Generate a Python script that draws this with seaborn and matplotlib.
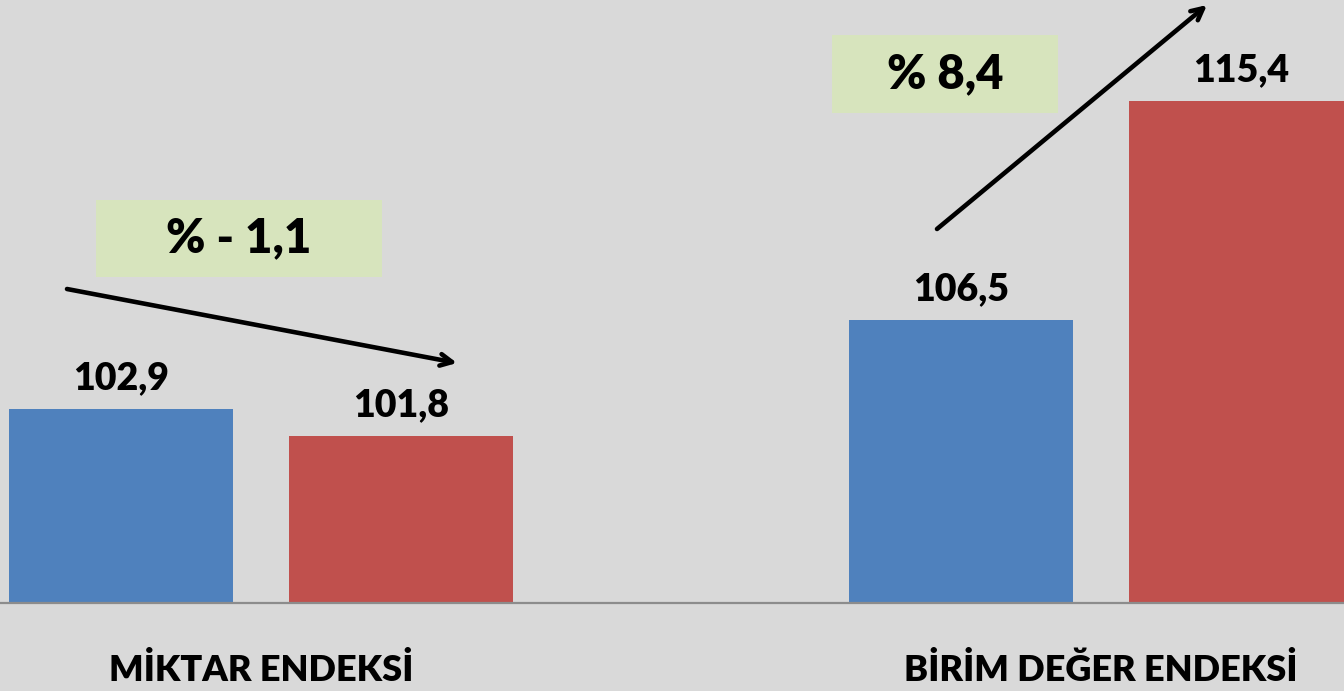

---

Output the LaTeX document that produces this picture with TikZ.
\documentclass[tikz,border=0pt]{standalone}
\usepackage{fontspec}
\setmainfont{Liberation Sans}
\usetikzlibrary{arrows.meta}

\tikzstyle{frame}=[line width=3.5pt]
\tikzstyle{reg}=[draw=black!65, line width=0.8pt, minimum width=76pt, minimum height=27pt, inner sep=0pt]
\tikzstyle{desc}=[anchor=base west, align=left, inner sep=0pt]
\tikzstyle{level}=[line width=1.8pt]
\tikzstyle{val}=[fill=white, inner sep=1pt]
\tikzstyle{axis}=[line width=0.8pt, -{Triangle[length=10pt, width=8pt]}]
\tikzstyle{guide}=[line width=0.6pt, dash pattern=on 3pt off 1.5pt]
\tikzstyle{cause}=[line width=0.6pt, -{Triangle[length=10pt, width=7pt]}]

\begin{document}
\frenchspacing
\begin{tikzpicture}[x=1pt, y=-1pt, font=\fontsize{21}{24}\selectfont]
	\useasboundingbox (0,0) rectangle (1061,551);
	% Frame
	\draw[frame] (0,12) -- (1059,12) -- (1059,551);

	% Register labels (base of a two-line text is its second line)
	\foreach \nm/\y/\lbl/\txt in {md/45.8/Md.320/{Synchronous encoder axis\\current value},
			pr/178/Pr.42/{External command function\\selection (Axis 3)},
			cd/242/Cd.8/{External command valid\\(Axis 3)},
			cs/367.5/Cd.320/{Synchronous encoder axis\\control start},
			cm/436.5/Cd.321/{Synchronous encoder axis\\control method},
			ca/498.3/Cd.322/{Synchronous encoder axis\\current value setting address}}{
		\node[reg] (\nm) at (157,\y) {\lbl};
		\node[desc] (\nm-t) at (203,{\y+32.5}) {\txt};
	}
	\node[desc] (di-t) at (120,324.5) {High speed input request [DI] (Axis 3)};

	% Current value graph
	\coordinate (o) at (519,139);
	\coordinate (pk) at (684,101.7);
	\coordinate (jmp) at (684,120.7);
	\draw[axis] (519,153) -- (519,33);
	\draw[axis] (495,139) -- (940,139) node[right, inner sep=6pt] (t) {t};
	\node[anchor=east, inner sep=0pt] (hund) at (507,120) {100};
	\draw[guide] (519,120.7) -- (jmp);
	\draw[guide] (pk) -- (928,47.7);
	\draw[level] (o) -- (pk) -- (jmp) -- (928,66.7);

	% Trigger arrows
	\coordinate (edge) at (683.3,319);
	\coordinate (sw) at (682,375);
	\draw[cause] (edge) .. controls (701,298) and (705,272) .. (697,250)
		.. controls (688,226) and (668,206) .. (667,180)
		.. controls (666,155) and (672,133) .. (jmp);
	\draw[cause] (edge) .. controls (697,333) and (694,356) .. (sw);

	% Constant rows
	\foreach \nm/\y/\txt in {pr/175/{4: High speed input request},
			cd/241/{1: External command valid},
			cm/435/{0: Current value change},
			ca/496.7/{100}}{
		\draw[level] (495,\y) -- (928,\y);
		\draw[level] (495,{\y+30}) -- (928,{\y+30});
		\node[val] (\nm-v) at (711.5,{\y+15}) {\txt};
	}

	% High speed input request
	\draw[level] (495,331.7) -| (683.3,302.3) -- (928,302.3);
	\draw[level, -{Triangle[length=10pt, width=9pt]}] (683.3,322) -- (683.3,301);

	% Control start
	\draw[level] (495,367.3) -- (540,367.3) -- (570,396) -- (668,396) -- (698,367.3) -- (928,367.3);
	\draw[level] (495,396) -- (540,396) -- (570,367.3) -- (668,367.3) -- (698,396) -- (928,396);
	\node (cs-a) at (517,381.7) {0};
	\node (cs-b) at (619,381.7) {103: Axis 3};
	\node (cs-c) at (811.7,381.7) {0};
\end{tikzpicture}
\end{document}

* * *

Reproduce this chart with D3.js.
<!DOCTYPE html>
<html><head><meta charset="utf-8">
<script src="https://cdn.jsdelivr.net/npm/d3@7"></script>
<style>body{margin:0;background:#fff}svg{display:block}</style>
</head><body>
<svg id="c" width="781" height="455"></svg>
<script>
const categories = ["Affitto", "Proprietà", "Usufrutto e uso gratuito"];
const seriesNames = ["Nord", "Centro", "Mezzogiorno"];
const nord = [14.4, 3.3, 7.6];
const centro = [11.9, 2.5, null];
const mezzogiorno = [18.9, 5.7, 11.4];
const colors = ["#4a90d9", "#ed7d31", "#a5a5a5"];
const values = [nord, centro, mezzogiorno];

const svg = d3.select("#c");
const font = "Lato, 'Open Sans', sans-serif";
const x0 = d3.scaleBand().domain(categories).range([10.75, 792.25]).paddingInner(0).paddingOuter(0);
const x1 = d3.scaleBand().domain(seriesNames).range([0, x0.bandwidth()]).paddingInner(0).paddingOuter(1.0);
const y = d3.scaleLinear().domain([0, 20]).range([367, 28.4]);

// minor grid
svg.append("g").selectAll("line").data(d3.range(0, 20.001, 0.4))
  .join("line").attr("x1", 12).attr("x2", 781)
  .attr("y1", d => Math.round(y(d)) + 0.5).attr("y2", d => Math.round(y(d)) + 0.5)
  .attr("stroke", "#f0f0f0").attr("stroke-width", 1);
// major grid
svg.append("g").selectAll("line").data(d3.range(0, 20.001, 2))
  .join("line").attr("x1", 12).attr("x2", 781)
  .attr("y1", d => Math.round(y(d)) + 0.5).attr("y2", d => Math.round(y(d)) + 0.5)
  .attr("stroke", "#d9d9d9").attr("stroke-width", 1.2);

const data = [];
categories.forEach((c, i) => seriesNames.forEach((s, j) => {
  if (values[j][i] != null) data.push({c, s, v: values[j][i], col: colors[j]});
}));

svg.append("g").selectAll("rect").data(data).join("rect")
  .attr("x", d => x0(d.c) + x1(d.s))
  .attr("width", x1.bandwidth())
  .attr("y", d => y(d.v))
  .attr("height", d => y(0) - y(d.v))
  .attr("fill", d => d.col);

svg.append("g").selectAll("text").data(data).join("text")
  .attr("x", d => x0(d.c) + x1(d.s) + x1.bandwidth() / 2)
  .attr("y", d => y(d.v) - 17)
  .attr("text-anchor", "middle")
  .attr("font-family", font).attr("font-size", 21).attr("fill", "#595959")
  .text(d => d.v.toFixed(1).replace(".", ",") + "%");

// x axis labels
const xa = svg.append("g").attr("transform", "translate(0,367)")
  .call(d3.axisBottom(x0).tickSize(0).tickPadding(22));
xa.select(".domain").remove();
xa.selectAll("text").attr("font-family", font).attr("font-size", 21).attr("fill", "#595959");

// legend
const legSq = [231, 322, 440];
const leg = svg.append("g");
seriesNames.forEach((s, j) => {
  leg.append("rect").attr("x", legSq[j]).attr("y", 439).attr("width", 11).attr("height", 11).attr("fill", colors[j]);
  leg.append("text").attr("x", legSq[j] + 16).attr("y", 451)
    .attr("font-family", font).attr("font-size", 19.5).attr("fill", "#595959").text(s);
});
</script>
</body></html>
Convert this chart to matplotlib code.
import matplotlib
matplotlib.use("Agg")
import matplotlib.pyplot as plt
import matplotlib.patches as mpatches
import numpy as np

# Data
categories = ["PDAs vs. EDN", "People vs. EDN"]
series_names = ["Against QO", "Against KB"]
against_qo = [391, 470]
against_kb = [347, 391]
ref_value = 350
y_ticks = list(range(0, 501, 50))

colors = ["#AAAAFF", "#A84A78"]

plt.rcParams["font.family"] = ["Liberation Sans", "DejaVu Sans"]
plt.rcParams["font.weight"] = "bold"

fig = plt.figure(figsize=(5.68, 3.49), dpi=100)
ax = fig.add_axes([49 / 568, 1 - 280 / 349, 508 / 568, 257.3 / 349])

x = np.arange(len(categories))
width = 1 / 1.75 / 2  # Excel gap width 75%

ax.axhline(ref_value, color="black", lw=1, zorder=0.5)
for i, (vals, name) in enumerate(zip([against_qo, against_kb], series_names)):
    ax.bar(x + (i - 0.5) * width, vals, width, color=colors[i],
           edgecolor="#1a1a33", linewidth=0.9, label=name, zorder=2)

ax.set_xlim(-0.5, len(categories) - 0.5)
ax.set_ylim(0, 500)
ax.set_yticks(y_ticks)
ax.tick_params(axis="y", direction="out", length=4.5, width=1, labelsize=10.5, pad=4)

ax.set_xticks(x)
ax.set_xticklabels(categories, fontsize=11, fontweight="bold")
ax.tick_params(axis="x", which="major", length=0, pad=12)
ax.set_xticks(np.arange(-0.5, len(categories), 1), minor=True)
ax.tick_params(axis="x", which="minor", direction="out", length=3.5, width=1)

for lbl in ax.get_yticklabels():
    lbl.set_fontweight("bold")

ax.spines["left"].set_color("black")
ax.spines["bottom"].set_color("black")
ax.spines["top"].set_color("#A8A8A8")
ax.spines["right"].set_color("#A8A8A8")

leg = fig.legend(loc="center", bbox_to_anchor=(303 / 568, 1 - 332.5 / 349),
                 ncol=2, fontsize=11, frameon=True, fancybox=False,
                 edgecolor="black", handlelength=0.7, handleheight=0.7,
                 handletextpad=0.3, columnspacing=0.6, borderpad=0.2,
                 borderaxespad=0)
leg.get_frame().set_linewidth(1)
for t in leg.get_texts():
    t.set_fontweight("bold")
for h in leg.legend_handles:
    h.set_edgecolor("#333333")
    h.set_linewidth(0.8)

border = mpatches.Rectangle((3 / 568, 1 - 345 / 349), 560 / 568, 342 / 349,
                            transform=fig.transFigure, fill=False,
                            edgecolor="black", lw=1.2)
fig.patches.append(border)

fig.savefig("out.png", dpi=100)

> [WHAT TO DO]:
Reproduce verbatim only the segment of the listing bounded by the line containing "Output the LaTeX" and the line containing "(di-t) at (120,324.5)", with both boundary lines included.

> [SOLVED PROBLEM]:
Output the LaTeX document that produces this picture with TikZ.
\documentclass[tikz,border=0pt]{standalone}
\usepackage{fontspec}
\setmainfont{Liberation Sans}
\usetikzlibrary{arrows.meta}

\tikzstyle{frame}=[line width=3.5pt]
\tikzstyle{reg}=[draw=black!65, line width=0.8pt, minimum width=76pt, minimum height=27pt, inner sep=0pt]
\tikzstyle{desc}=[anchor=base west, align=left, inner sep=0pt]
\tikzstyle{level}=[line width=1.8pt]
\tikzstyle{val}=[fill=white, inner sep=1pt]
\tikzstyle{axis}=[line width=0.8pt, -{Triangle[length=10pt, width=8pt]}]
\tikzstyle{guide}=[line width=0.6pt, dash pattern=on 3pt off 1.5pt]
\tikzstyle{cause}=[line width=0.6pt, -{Triangle[length=10pt, width=7pt]}]

\begin{document}
\frenchspacing
\begin{tikzpicture}[x=1pt, y=-1pt, font=\fontsize{21}{24}\selectfont]
	\useasboundingbox (0,0) rectangle (1061,551);
	% Frame
	\draw[frame] (0,12) -- (1059,12) -- (1059,551);

	% Register labels (base of a two-line text is its second line)
	\foreach \nm/\y/\lbl/\txt in {md/45.8/Md.320/{Synchronous encoder axis\\current value},
			pr/178/Pr.42/{External command function\\selection (Axis 3)},
			cd/242/Cd.8/{External command valid\\(Axis 3)},
			cs/367.5/Cd.320/{Synchronous encoder axis\\control start},
			cm/436.5/Cd.321/{Synchronous encoder axis\\control method},
			ca/498.3/Cd.322/{Synchronous encoder axis\\current value setting address}}{
		\node[reg] (\nm) at (157,\y) {\lbl};
		\node[desc] (\nm-t) at (203,{\y+32.5}) {\txt};
	}
	\node[desc] (di-t) at (120,324.5) {High speed input request [DI] (Axis 3)};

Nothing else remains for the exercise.